Anyone else fighting this battle? Curious if CAC improvement has actually moved the needle for your budget conversations. 🔥
Show brand's impact on your pipeline velocity and cost-per-opportunity—CFOs care about unit economics, not impressions, so frame it as the infrastructure that makes demand gen's numbers possible.
Before you build the case, I need to know: Is your exec team actually convinced demand gen is the only thing driving pipeline, or are they just tired of the brand conversation? Because those require completely different plays.
Also—when you say demand gen "owns the narrative," do you mean they're getting credit for conversions that brand enabled (awareness, consideration), or they're literally blocking brand initiatives from getting funded?
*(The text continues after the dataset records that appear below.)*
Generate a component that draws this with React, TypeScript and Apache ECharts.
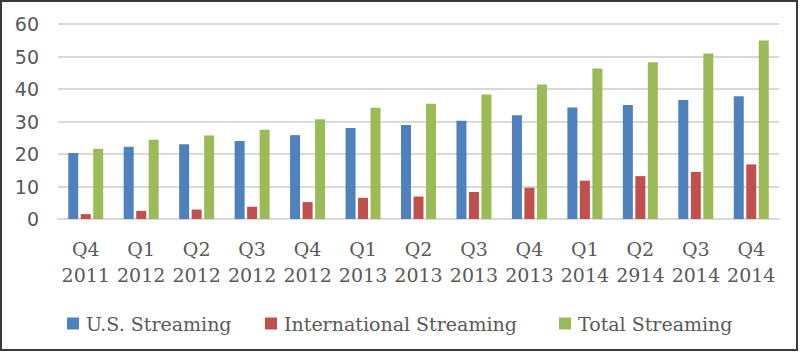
import React, { useEffect, useRef } from "react";
import * as echarts from "echarts";

const categories = [
  "Q4\n2011", "Q1\n2012", "Q2\n2012", "Q3\n2012", "Q4\n2012", "Q1\n2013", "Q2\n2013",
  "Q3\n2013", "Q4\n2013", "Q1\n2014", "Q2\n2914", "Q3\n2014", "Q4\n2014",
];
const usStreaming = [20.3, 22.2, 23.0, 24.0, 25.8, 28.0, 28.9, 30.2, 31.9, 34.3, 35.1, 36.6, 37.8];
const intlStreaming = [1.5, 2.5, 2.9, 3.8, 5.2, 6.5, 6.9, 8.3, 9.6, 11.8, 13.2, 14.5, 16.8];
const totalStreaming = [21.6, 24.4, 25.7, 27.5, 30.7, 34.2, 35.5, 38.3, 41.4, 46.3, 48.2, 50.9, 54.9];
const seriesNames = ["U.S. Streaming", "International Streaming", "Total Streaming"];
const colors = ["#4F81BD", "#C0504D", "#9BBB59"];
const legendLefts = [67, 265, 559];

export default function App() {
  const ref = useRef<HTMLDivElement>(null);
  useEffect(() => {
    if (!ref.current) return;
    const chart = echarts.init(ref.current, null, { renderer: "svg" });
    const serif = "DejaVu Serif";
    const datasets = [usStreaming, intlStreaming, totalStreaming];
    chart.setOption({
      animation: false,
      backgroundColor: "#ffffff",
      color: colors,
      grid: { left: 58, right: 21, top: 24, bottom: 133, containLabel: false },
      legend: seriesNames.map((n, i) => ({
        left: legendLefts[i],
        top: 314,
        padding: 0,
        itemWidth: 12,
        itemHeight: 12,
        icon: "rect",
        textStyle: { fontFamily: serif, fontSize: 19, color: "#595959", padding: [0, 0, 0, 2] },
        data: [n],
      })),
      xAxis: {
        type: "category",
        data: categories,
        axisLine: { show: true, lineStyle: { color: "#d9d9d9", width: 2 } },
        axisTick: { show: false },
        axisLabel: {
          fontFamily: serif,
          fontSize: 19,
          color: "#595959",
          lineHeight: 26,
          margin: 17,
          interval: 0,
        },
      },
      yAxis: {
        type: "value",
        min: 0,
        max: 60,
        interval: 10,
        axisLine: { show: false },
        axisTick: { show: false },
        splitLine: { lineStyle: { color: "#d9d9d9", width: 2 } },
        axisLabel: { fontFamily: "DejaVu Sans", fontSize: 19, color: "#595959", margin: 19 },
      },
      series: datasets.map((d, i) => ({
        name: seriesNames[i],
        type: "bar",
        data: d,
        barWidth: 10,
        barGap: "25%",
        itemStyle: { color: colors[i] },
      })),
      graphic: [
        {
          type: "rect",
          shape: { x: 1, y: 1, width: 796, height: 349 },
          style: { fill: "none", stroke: "#3a3a3a", lineWidth: 2 },
          silent: true,
          z: 100,
        },
      ],
    });
    return () => chart.dispose();
  }, []);
  return (
    <div
      ref={ref}
      style={{ position: "absolute", left: 0, top: 0, width: 800, height: 352 }}
    />
  );
}
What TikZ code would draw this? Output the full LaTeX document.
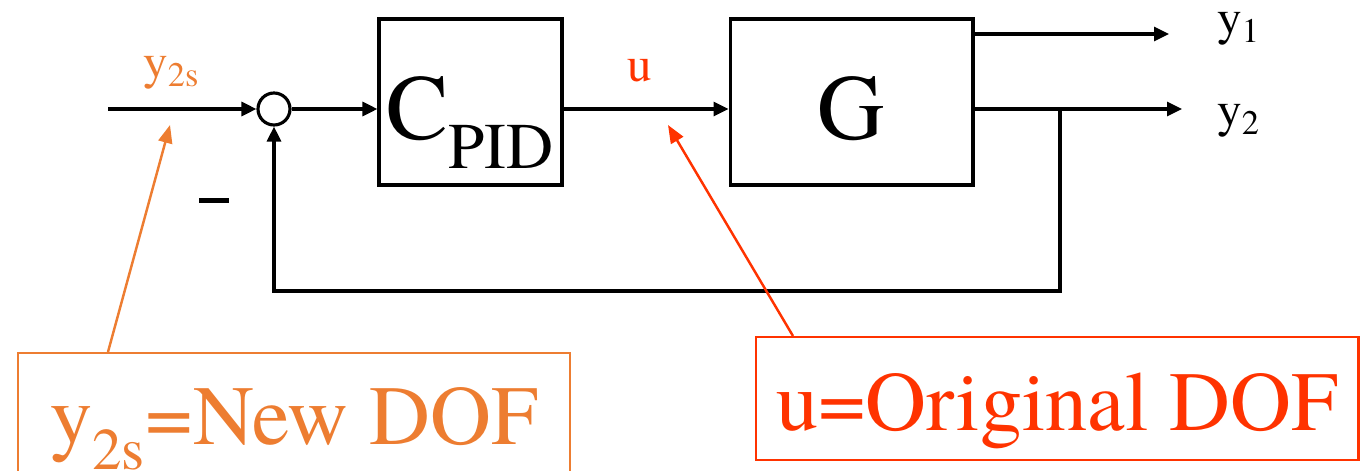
\documentclass[tikz,border=0pt]{standalone}
\usepackage{fontspec}
\setmainfont{texgyretermes}[Extension=.otf, UprightFont=*-regular, BoldFont=*-bold, ItalicFont=*-italic, BoldItalicFont=*-bolditalic]
\usetikzlibrary{arrows.meta, positioning}
\definecolor{NewOrange}{HTML}{ED7D31}
\definecolor{OrigRed}{HTML}{FF3300}

\begin{document}
\begin{tikzpicture}[
      x=0.02cm, y=-0.02cm,
      block/.style={rectangle, draw, line width=1.8pt, inner sep=0pt, text height=2.42cm, text depth=0.9cm, font=\fontsize{53}{60}\selectfont},
      sumnode/.style={circle, draw, line width=1.8pt, minimum size=0.64cm, inner sep=0pt},
      signal/.style={inner sep=0pt, anchor=base west, font=\fontsize{28}{32}\selectfont},
      arrow/.style={-{Triangle[length=0.3cm, width=0.28cm]}, line width=1.8pt},
      callout/.style={rectangle, draw, line width=1.4pt, inner ysep=0pt, anchor=north west, font=\fontsize{48}{56}\selectfont},
      callarrow/.style={-{Triangle[length=0.36cm, width=0.28cm]}, line width=1.4pt},
  ]
  \useasboundingbox (0,0) rectangle (1361,470);

  % Loop
  \node[sumnode] (sum) at (274,109) {};
  \node[block, minimum width=3.66cm] (cpid) at (470.5,102) {C\textsubscript{PID}};
  \node[block, minimum width=4.86cm, right=3.3cm of cpid] (g) {G};
  \node[fill, minimum width=0.6cm, minimum height=0.1cm, inner sep=0pt] (minus) at (214,200) {};

  % Signals
  \node[signal, text=NewOrange] (ysl) at (143,78) {y\textsubscript{2s}};
  \node[signal, anchor=base, text=OrigRed] (ul) at (640,81) {u};
  \node[signal] (y1l) at (1217,34) {y\textsubscript{1}};
  \node[signal] (y2l) at (1217,126) {y\textsubscript{2}};

  % Arrows
  \coordinate (ysin) at (108,109);
  \coordinate (y1end) at (1169,34);
  \coordinate (y2end) at (1182,109);
  \draw[arrow] (ysin) -- (sum);
  \draw[arrow] (sum) -- (sum -| cpid.west);
  \draw[arrow] (cpid.east |- sum) -- (sum -| g.west);
  \draw[arrow] (g.east |- y1end) -- (y1end);
  \draw[arrow] (g.east |- y2end) -- (y2end);

  % Feedback of y2
  \coordinate (tap) at (1060,109);
  \coordinate (fbcorner) at (1060,291);
  \draw[arrow] (tap) -- (fbcorner) -| (sum.south);

  % Callouts
  \node[callout, draw=NewOrange, text=NewOrange, minimum width=11.04cm, text height=1.82cm, text depth=2cm] (newdof) at (17,352) {y\textsubscript{2s}=New DOF};
  \node[callout, draw=OrigRed, text=OrigRed, inner xsep=0.4cm, text height=1.86cm, text depth=0.6cm] (origdof) at (755,336) {u=Original DOF};

  \coordinate (ystip) at (170,125);
  \coordinate (utip) at (668,125);
  \draw[callarrow, NewOrange] ([xshift=1.82cm]newdof.north west) -- (ystip);
  \draw[callarrow, OrigRed] ([xshift=0.76cm]origdof.north west) -- (utip);

  \end{tikzpicture}
\end{document}
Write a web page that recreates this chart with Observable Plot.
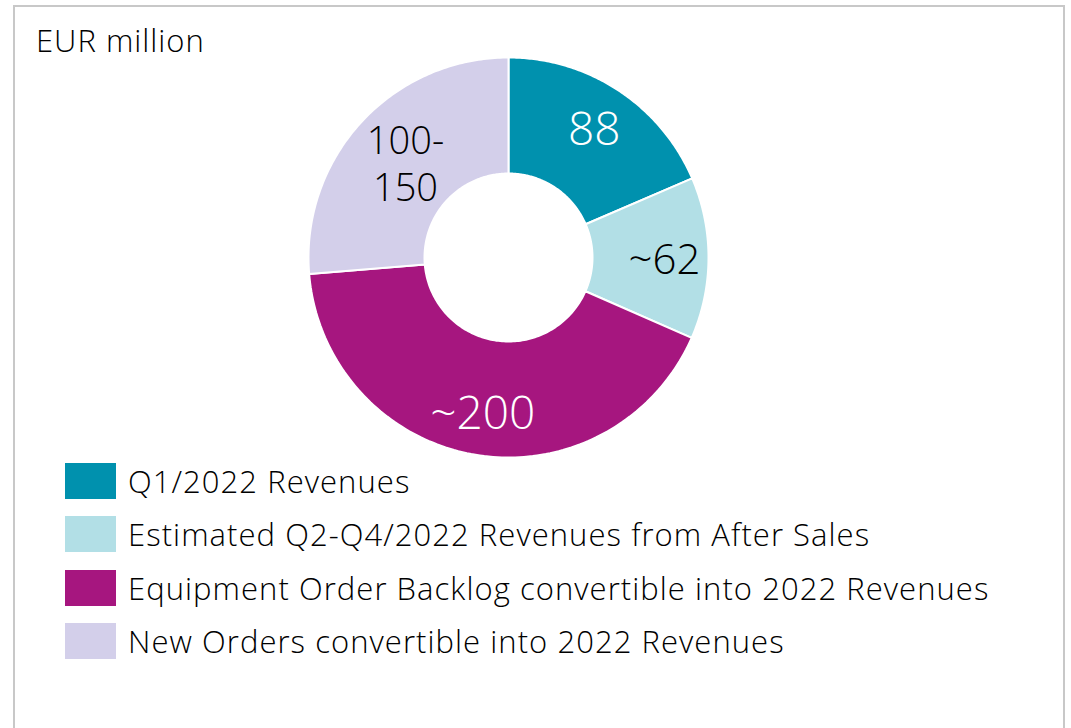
<!DOCTYPE html>
<html><head><meta charset="utf-8">
<script src="https://cdn.jsdelivr.net/npm/d3@7"></script>
<script src="https://cdn.jsdelivr.net/npm/@observablehq/plot@0.6"></script>
<style>
html,body{margin:0;padding:0;background:#fff;}
#page{position:relative;width:1071px;height:728px;overflow:hidden;font-family:"Open Sans",sans-serif;font-weight:300;color:#000;}
#frame{position:absolute;left:13px;top:5px;width:1048px;height:760px;border:2px solid #c8c8c8;}
#unit{position:absolute;left:36px;top:18px;font-size:31px;line-height:44px;letter-spacing:1px;}
#chart{position:absolute;left:298px;top:47px;}
#legend{position:absolute;left:65px;top:463px;}
.row{display:flex;align-items:center;height:36px;margin-bottom:17.3px;}
.sw{width:51px;height:36px;margin-right:12px;}
.lt{font-size:31px;letter-spacing:1.05px;white-space:nowrap;}
</style></head>
<body><div id="page"><div id="frame"></div><div id="unit">EUR million</div><div id="chart"></div><div id="legend"></div></div>
<script>
const categories = ["Q1/2022 Revenues","Estimated Q2-Q4/2022 Revenues from After Sales","Equipment Order Backlog convertible into 2022 Revenues","New Orders convertible into 2022 Revenues"];
const values = [88, 62, 200, 125];
const labels = ["88", "~62", "~200", "100-\n150"];
const colors = ["#0091ae", "#b2dfe6", "#a6167f", "#d3cfea"];
const labelOnDark = [true, false, true, false];

const inner = 0.42, outer = 1;
const total = d3.sum(values);
const pts = [], lab = [];
let acc = 0;
values.forEach((v, i) => {
  const a0 = acc / total * 2 * Math.PI, a1 = (acc + v) / total * 2 * Math.PI;
  acc += v;
  const n = 120;
  for (let k = 0; k <= n; k++) { const a = a0 + (a1 - a0) * k / n; pts.push({cat: categories[i], x: outer * Math.sin(a), y: outer * Math.cos(a)}); }
  for (let k = n; k >= 0; k--) { const a = a0 + (a1 - a0) * k / n; pts.push({cat: categories[i], x: inner * Math.sin(a), y: inner * Math.cos(a)}); }
  const m = (a0 + a1) / 2;
  const labelR = i === 3 ? 0.70 : 0.78;
  lab.push({text: labels[i], x: labelR * Math.sin(m), y: labelR * Math.cos(m), dark: labelOnDark[i], size: i === 3 ? 38 : (i === 1 ? 42 : 46)});
});

const chart = Plot.plot({
  width: 420, height: 420, margin: 10,
  x: {domain: [-1, 1], axis: null},
  y: {domain: [-1, 1], axis: null},
  color: {domain: categories, range: colors},
  style: {background: "transparent", fontFamily: "Open Sans, sans-serif"},
  marks: [
    Plot.line(pts, {x: "x", y: "y", z: "cat", fill: "cat", stroke: "white", strokeWidth: 2, curve: "linear-closed"}),
    ...lab.map(d => Plot.text([d], {x: "x", y: "y", text: "text", fill: d.dark ? "white" : "black", fontSize: d.size, fontWeight: 300, lineHeight: 1.22}))
  ]
});
document.getElementById("chart").appendChild(chart);

const leg = document.getElementById("legend");
categories.forEach((c, i) => {
  const r = document.createElement("div"); r.className = "row";
  r.innerHTML = `<div class="sw" style="background:${colors[i]}"></div><div class="lt">${c}</div>`;
  leg.appendChild(r);
});
</script></body></html>
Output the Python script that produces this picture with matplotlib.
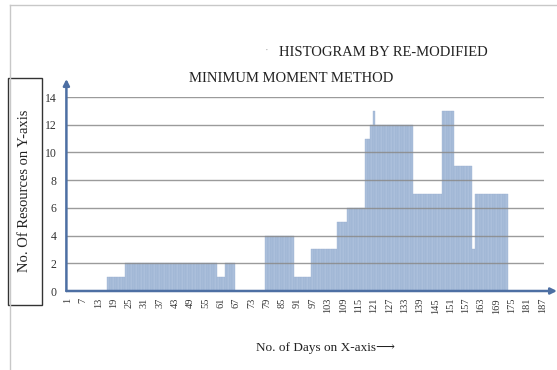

The first is a model problem. The second is a relationship problem.
I ask because I've seen teams waste months fighting for budget when the real issue was that no one could agree on what "brand contribution" even meant. Demand gen can dominate because they own the last-click metrics. Brand's fingerprints are all over the top of funnel, but if you don't have a model that attributes to them, you're basically asking for money based on vibes.
What's your current attribution setup? And is there a specific campaign or quarter where you think brand budget would've moved the needle on pipeline but got cut?
I'd run a 30-day test: pull demand gen's best-performing keyword/campaign, pause all brand mentions for it, measure conversion lift/velocity drop. Execs trust data over philosophy. If brand isn't moving the needle, they'll see it. If it is, you've got your case.